§ **EXERCISE DATA**:
○ ○ ○ ○

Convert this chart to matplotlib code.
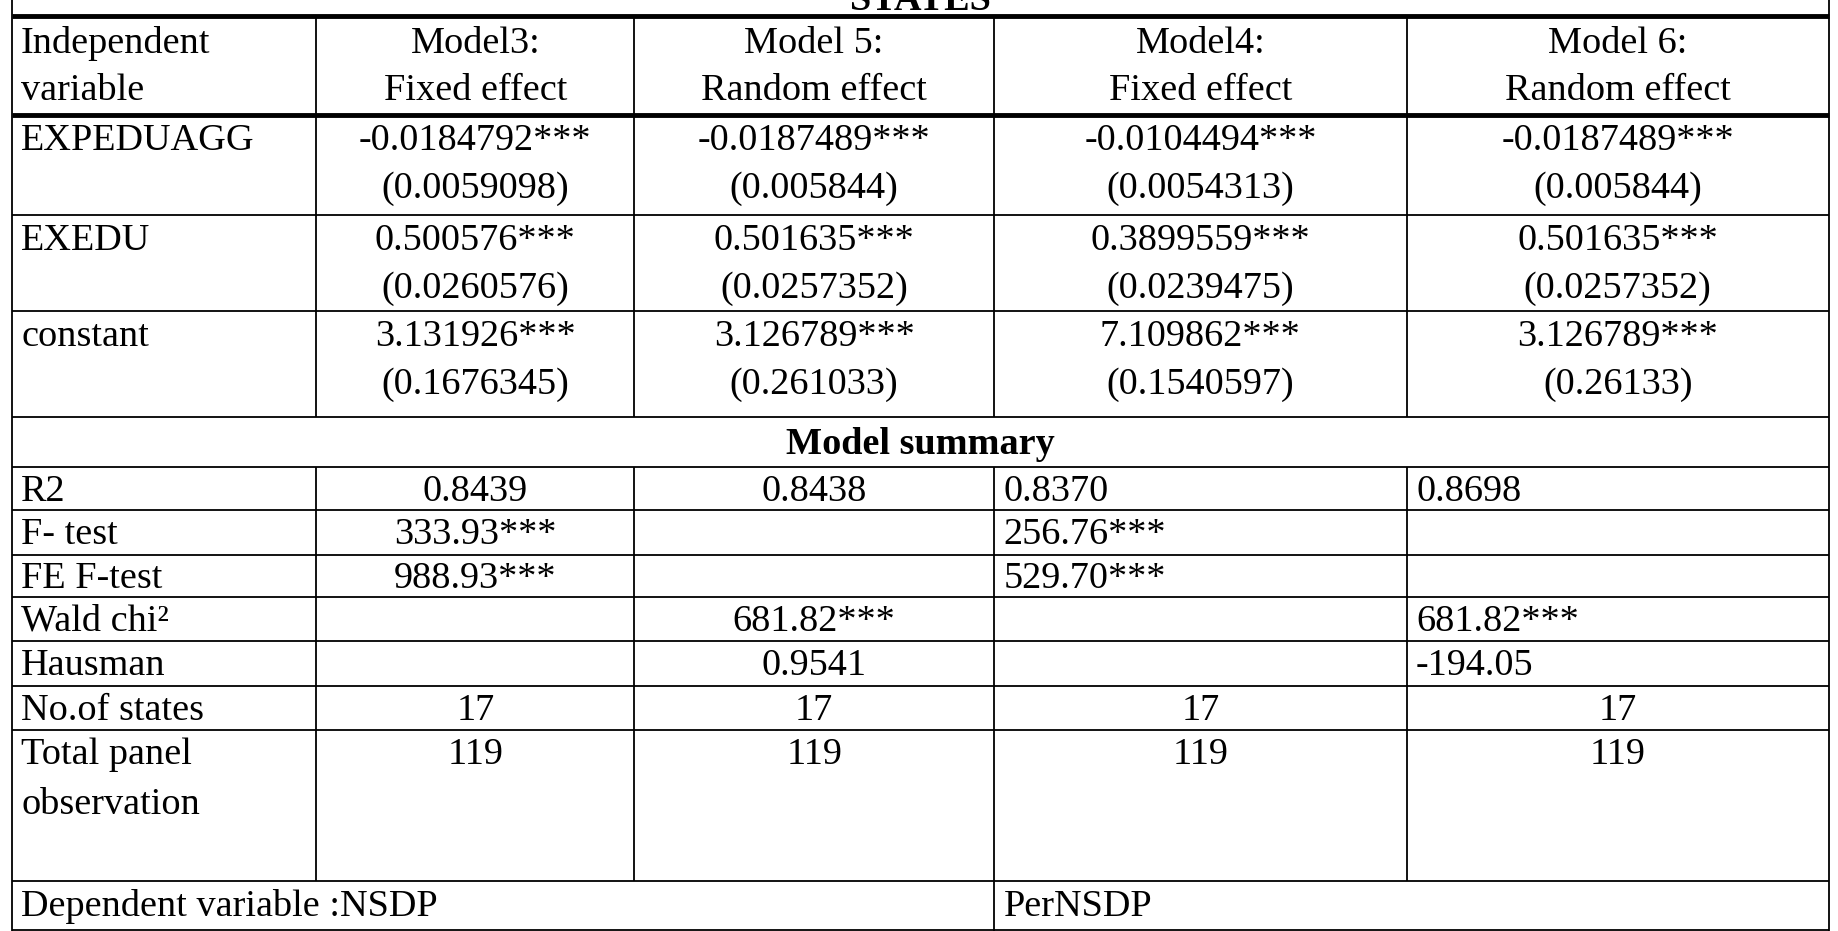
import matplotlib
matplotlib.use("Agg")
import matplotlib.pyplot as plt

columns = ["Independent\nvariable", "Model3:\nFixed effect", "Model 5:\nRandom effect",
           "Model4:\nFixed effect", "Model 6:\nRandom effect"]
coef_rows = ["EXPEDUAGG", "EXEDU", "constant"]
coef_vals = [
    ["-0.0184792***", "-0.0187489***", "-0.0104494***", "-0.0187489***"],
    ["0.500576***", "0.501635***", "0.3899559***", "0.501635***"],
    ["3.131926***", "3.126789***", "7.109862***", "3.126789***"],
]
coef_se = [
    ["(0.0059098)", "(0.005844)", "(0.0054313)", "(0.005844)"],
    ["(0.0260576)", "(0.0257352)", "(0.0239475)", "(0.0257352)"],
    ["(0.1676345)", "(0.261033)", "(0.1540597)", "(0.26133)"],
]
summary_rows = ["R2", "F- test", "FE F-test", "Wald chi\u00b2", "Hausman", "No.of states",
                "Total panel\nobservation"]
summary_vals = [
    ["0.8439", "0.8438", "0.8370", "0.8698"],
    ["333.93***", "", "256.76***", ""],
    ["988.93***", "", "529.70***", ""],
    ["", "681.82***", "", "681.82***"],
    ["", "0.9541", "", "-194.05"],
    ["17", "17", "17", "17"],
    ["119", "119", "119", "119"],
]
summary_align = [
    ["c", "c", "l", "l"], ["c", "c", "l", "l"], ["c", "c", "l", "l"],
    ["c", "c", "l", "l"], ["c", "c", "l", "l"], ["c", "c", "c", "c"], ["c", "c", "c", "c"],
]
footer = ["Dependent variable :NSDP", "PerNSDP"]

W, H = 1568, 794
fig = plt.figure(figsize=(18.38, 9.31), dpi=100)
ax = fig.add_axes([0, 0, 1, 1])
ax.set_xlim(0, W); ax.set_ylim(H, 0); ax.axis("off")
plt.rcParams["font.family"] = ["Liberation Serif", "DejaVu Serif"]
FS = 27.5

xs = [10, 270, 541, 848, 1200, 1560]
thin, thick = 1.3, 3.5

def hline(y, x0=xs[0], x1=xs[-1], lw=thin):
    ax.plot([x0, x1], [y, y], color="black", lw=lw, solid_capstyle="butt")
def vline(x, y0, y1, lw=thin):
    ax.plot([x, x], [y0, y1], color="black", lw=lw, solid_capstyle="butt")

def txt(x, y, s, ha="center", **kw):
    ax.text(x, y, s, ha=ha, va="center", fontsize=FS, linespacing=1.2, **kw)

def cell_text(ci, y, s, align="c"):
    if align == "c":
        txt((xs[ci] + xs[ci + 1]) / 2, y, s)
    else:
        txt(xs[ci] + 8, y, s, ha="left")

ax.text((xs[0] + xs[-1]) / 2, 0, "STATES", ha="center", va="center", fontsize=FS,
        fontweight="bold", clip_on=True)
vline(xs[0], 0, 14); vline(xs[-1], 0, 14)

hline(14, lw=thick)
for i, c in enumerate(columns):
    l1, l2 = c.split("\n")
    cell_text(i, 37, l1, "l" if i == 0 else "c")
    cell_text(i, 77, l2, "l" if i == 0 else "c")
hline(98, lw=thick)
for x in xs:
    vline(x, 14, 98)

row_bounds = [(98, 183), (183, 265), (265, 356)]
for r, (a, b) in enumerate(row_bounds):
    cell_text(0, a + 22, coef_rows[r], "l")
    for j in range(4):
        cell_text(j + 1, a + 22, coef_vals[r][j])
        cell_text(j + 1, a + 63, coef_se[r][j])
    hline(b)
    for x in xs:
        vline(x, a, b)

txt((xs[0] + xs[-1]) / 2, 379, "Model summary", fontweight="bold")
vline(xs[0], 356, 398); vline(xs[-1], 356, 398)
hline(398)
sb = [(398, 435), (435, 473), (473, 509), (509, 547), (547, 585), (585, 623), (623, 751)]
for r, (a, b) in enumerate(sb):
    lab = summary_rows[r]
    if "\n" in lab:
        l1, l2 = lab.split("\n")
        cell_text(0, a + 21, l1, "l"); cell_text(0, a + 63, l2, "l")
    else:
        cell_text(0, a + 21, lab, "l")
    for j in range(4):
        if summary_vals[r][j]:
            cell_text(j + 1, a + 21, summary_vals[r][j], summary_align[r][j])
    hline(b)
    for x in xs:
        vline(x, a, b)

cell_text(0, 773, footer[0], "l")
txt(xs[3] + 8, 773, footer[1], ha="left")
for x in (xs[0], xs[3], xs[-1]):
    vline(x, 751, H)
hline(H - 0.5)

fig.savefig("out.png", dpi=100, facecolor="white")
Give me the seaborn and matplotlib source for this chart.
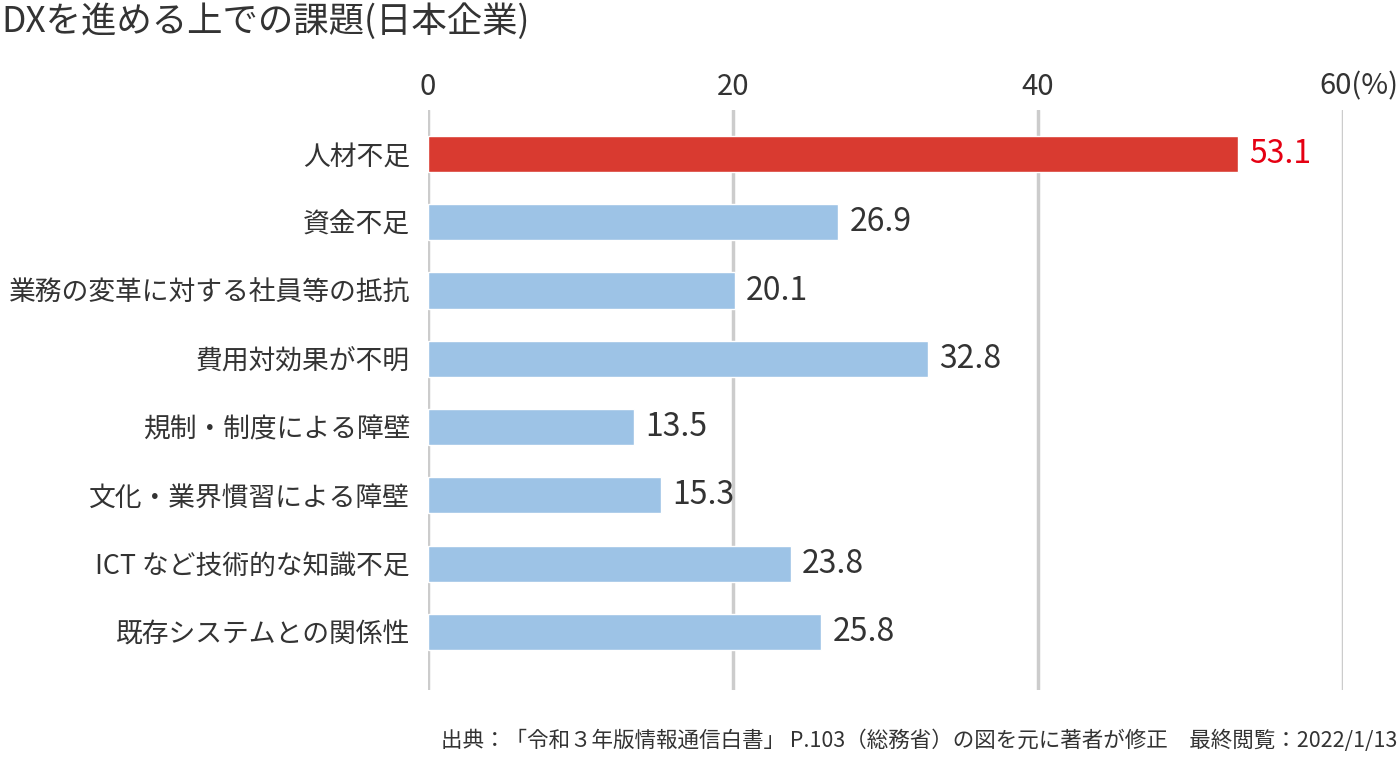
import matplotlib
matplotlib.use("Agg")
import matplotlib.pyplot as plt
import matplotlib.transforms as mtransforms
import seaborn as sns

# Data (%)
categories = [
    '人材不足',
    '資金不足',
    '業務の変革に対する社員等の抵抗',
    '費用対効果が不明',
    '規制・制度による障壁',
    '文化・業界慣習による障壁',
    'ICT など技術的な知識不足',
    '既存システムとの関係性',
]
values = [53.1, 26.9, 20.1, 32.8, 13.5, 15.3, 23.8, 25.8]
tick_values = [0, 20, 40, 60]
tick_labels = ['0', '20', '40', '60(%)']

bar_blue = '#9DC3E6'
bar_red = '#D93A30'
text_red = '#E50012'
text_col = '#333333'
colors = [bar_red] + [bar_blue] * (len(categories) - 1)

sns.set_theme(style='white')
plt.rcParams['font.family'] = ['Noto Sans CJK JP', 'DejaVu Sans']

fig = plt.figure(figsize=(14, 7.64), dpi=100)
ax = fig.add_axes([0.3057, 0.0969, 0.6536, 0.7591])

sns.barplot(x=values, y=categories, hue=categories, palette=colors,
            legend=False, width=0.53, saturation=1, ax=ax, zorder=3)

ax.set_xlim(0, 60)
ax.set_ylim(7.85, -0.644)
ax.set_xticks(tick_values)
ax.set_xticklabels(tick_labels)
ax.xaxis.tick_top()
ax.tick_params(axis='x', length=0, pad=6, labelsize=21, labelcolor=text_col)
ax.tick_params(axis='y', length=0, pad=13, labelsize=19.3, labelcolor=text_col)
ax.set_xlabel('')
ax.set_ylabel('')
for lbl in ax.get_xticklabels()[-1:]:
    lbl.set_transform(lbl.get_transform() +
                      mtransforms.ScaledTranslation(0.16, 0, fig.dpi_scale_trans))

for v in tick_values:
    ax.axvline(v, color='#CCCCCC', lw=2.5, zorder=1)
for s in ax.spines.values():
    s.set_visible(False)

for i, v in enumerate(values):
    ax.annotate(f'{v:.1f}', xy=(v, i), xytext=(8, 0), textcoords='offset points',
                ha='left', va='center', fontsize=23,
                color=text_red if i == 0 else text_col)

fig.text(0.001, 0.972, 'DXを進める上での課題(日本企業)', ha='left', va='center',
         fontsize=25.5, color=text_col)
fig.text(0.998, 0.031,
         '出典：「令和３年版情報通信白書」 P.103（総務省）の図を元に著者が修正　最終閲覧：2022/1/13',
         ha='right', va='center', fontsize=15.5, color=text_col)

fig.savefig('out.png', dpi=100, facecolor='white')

○ ○ ○ ○

§ **TASK TO CARRY OUT**:
Copy the records above exactly, leaving out every picture.

§ **RESULT**:
Convert this chart to matplotlib code.
import matplotlib
matplotlib.use("Agg")
import matplotlib.pyplot as plt

columns = ["Independent\nvariable", "Model3:\nFixed effect", "Model 5:\nRandom effect",
           "Model4:\nFixed effect", "Model 6:\nRandom effect"]
coef_rows = ["EXPEDUAGG", "EXEDU", "constant"]
coef_vals = [
    ["-0.0184792***", "-0.0187489***", "-0.0104494***", "-0.0187489***"],
    ["0.500576***", "0.501635***", "0.3899559***", "0.501635***"],
    ["3.131926***", "3.126789***", "7.109862***", "3.126789***"],
]
coef_se = [
    ["(0.0059098)", "(0.005844)", "(0.0054313)", "(0.005844)"],
    ["(0.0260576)", "(0.0257352)", "(0.0239475)", "(0.0257352)"],
    ["(0.1676345)", "(0.261033)", "(0.1540597)", "(0.26133)"],
]
summary_rows = ["R2", "F- test", "FE F-test", "Wald chi\u00b2", "Hausman", "No.of states",
                "Total panel\nobservation"]
summary_vals = [
    ["0.8439", "0.8438", "0.8370", "0.8698"],
    ["333.93***", "", "256.76***", ""],
    ["988.93***", "", "529.70***", ""],
    ["", "681.82***", "", "681.82***"],
    ["", "0.9541", "", "-194.05"],
    ["17", "17", "17", "17"],
    ["119", "119", "119", "119"],
]
summary_align = [
    ["c", "c", "l", "l"], ["c", "c", "l", "l"], ["c", "c", "l", "l"],
    ["c", "c", "l", "l"], ["c", "c", "l", "l"], ["c", "c", "c", "c"], ["c", "c", "c", "c"],
]
footer = ["Dependent variable :NSDP", "PerNSDP"]

W, H = 1568, 794
fig = plt.figure(figsize=(18.38, 9.31), dpi=100)
ax = fig.add_axes([0, 0, 1, 1])
ax.set_xlim(0, W); ax.set_ylim(H, 0); ax.axis("off")
plt.rcParams["font.family"] = ["Liberation Serif", "DejaVu Serif"]
FS = 27.5

xs = [10, 270, 541, 848, 1200, 1560]
thin, thick = 1.3, 3.5

def hline(y, x0=xs[0], x1=xs[-1], lw=thin):
    ax.plot([x0, x1], [y, y], color="black", lw=lw, solid_capstyle="butt")
def vline(x, y0, y1, lw=thin):
    ax.plot([x, x], [y0, y1], color="black", lw=lw, solid_capstyle="butt")

def txt(x, y, s, ha="center", **kw):
    ax.text(x, y, s, ha=ha, va="center", fontsize=FS, linespacing=1.2, **kw)

def cell_text(ci, y, s, align="c"):
    if align == "c":
        txt((xs[ci] + xs[ci + 1]) / 2, y, s)
    else:
        txt(xs[ci] + 8, y, s, ha="left")

ax.text((xs[0] + xs[-1]) / 2, 0, "STATES", ha="center", va="center", fontsize=FS,
        fontweight="bold", clip_on=True)
vline(xs[0], 0, 14); vline(xs[-1], 0, 14)

hline(14, lw=thick)
for i, c in enumerate(columns):
    l1, l2 = c.split("\n")
    cell_text(i, 37, l1, "l" if i == 0 else "c")
    cell_text(i, 77, l2, "l" if i == 0 else "c")
hline(98, lw=thick)
for x in xs:
    vline(x, 14, 98)

row_bounds = [(98, 183), (183, 265), (265, 356)]
for r, (a, b) in enumerate(row_bounds):
    cell_text(0, a + 22, coef_rows[r], "l")
    for j in range(4):
        cell_text(j + 1, a + 22, coef_vals[r][j])
        cell_text(j + 1, a + 63, coef_se[r][j])
    hline(b)
    for x in xs:
        vline(x, a, b)

txt((xs[0] + xs[-1]) / 2, 379, "Model summary", fontweight="bold")
vline(xs[0], 356, 398); vline(xs[-1], 356, 398)
hline(398)
sb = [(398, 435), (435, 473), (473, 509), (509, 547), (547, 585), (585, 623), (623, 751)]
for r, (a, b) in enumerate(sb):
    lab = summary_rows[r]
    if "\n" in lab:
        l1, l2 = lab.split("\n")
        cell_text(0, a + 21, l1, "l"); cell_text(0, a + 63, l2, "l")
    else:
        cell_text(0, a + 21, lab, "l")
    for j in range(4):
        if summary_vals[r][j]:
            cell_text(j + 1, a + 21, summary_vals[r][j], summary_align[r][j])
    hline(b)
    for x in xs:
        vline(x, a, b)

cell_text(0, 773, footer[0], "l")
txt(xs[3] + 8, 773, footer[1], ha="left")
for x in (xs[0], xs[3], xs[-1]):
    vline(x, 751, H)
hline(H - 0.5)

fig.savefig("out.png", dpi=100, facecolor="white")
Give me the seaborn and matplotlib source for this chart.
import matplotlib
matplotlib.use("Agg")
import matplotlib.pyplot as plt
import matplotlib.transforms as mtransforms
import seaborn as sns

# Data (%)
categories = [
    '人材不足',
    '資金不足',
    '業務の変革に対する社員等の抵抗',
    '費用対効果が不明',
    '規制・制度による障壁',
    '文化・業界慣習による障壁',
    'ICT など技術的な知識不足',
    '既存システムとの関係性',
]
values = [53.1, 26.9, 20.1, 32.8, 13.5, 15.3, 23.8, 25.8]
tick_values = [0, 20, 40, 60]
tick_labels = ['0', '20', '40', '60(%)']

bar_blue = '#9DC3E6'
bar_red = '#D93A30'
text_red = '#E50012'
text_col = '#333333'
colors = [bar_red] + [bar_blue] * (len(categories) - 1)

sns.set_theme(style='white')
plt.rcParams['font.family'] = ['Noto Sans CJK JP', 'DejaVu Sans']

fig = plt.figure(figsize=(14, 7.64), dpi=100)
ax = fig.add_axes([0.3057, 0.0969, 0.6536, 0.7591])

sns.barplot(x=values, y=categories, hue=categories, palette=colors,
            legend=False, width=0.53, saturation=1, ax=ax, zorder=3)

ax.set_xlim(0, 60)
ax.set_ylim(7.85, -0.644)
ax.set_xticks(tick_values)
ax.set_xticklabels(tick_labels)
ax.xaxis.tick_top()
ax.tick_params(axis='x', length=0, pad=6, labelsize=21, labelcolor=text_col)
ax.tick_params(axis='y', length=0, pad=13, labelsize=19.3, labelcolor=text_col)
ax.set_xlabel('')
ax.set_ylabel('')
for lbl in ax.get_xticklabels()[-1:]:
    lbl.set_transform(lbl.get_transform() +
                      mtransforms.ScaledTranslation(0.16, 0, fig.dpi_scale_trans))

for v in tick_values:
    ax.axvline(v, color='#CCCCCC', lw=2.5, zorder=1)
for s in ax.spines.values():
    s.set_visible(False)

for i, v in enumerate(values):
    ax.annotate(f'{v:.1f}', xy=(v, i), xytext=(8, 0), textcoords='offset points',
                ha='left', va='center', fontsize=23,
                color=text_red if i == 0 else text_col)

fig.text(0.001, 0.972, 'DXを進める上での課題(日本企業)', ha='left', va='center',
         fontsize=25.5, color=text_col)
fig.text(0.998, 0.031,
         '出典：「令和３年版情報通信白書」 P.103（総務省）の図を元に著者が修正　最終閲覧：2022/1/13',
         ha='right', va='center', fontsize=15.5, color=text_col)

fig.savefig('out.png', dpi=100, facecolor='white')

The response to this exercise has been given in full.